How Corporate Entities Use the Phrase

When a company signs a contract, “In Witness Whereof” takes on a slightly different form because a corporation can’t physically pick up a pen. Someone with authority has to sign on the entity’s behalf. The testimonium clause in a corporate contract typically reads: “In Witness Whereof, the parties have caused this Agreement to be executed by their respective authorized officers as of the date first written above.”

The signature block then identifies the company by its full legal name (and often its state of incorporation), followed by the word “By:” and the officer’s signature, printed name, and title. The title matters: a CEO or president is generally presumed to have authority to bind the company, while someone with a non-executive title like “Office Manager” might prompt the other side to ask for proof of signing authority. When you see “caused this Agreement to be executed” in a closing clause, that phrase is acknowledging the reality that the corporation itself is the contracting party, acting through an individual who has been authorized to sign.

Counterparts Clauses and Separate Signature Pages

In deals with multiple parties or parties in different locations, contracts often include a counterparts clause that allows each person to sign a separate copy of the document. Each signed copy counts as an original, and together they form one complete agreement. The testimonium clause in these situations may explicitly authorize detaching signature pages from individual counterparts and combining them into a single master copy.

This is common in commercial lending, mergers, and any transaction where getting everyone in the same room is impractical. The counterparts clause ensures that an agreement signed in pieces across different cities is just as enforceable as one signed on a single page at a closing table.

Signatures and the Execution Block

The testimonium clause leads directly into the signature block, which is where the actual legal commitment happens. A valid signature can be handwritten, typed, or electronic. Under the federal E-SIGN Act, an electronic signature, contract, or record “may not be denied legal effect, validity, or enforceability solely because it is in electronic form.”1Office of the Law Revision Counsel. 15 USC 7001 – General Rule of Validity The Uniform Electronic Transactions Act, adopted in some form by almost every state, provides the same protection at the state level. Clicking an “accept and sign” button, drawing your signature on a touchscreen, or using a digital certificate all qualify.

Some documents require more than just signatures. Wills, real estate deeds, and powers of attorney often require witnesses, notarization, or both, depending on state law. A witness verifies that the signer executed the document voluntarily and without coercion. Notarization adds a layer of identity verification. These requirements exist independently of the testimonium clause.

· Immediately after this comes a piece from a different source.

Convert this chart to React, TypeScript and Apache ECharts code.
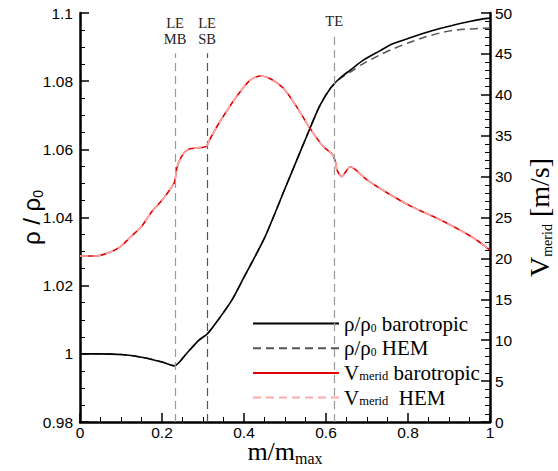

Whether the document says “In Witness Whereof” or “Signed below” has no bearing on whether you need a notary.

Historical Origins

The phrase traces back to medieval English legal practice, when documents were drafted in Latin or a mixture of Latin and Norman French. Formal declarations and ceremonial language were considered essential to a document’s legitimacy. The Latin equivalent, “in cuius rei testimonium,” appeared on charters, land grants, and royal proclamations. As English gradually replaced Latin in legal proceedings over the fourteenth and fifteenth centuries, these phrases were translated into English but kept their formal, archaic tone.

The persistence of “In Witness Whereof” through centuries of legal evolution says more about the profession’s attachment to tradition than about the phrase’s utility. Lawyers tend to copy what worked before, and when a closing clause has been used successfully for hundreds of years, there’s institutional reluctance to change it even when simpler language would work just as well. That inertia is finally breaking down as plain-language drafting gains ground, but the phrase isn’t disappearing anytime soon. Expect to see it in contracts for years to come, sitting harmlessly at the bottom of the page, doing exactly what “Signed below” would do with fewer syllables.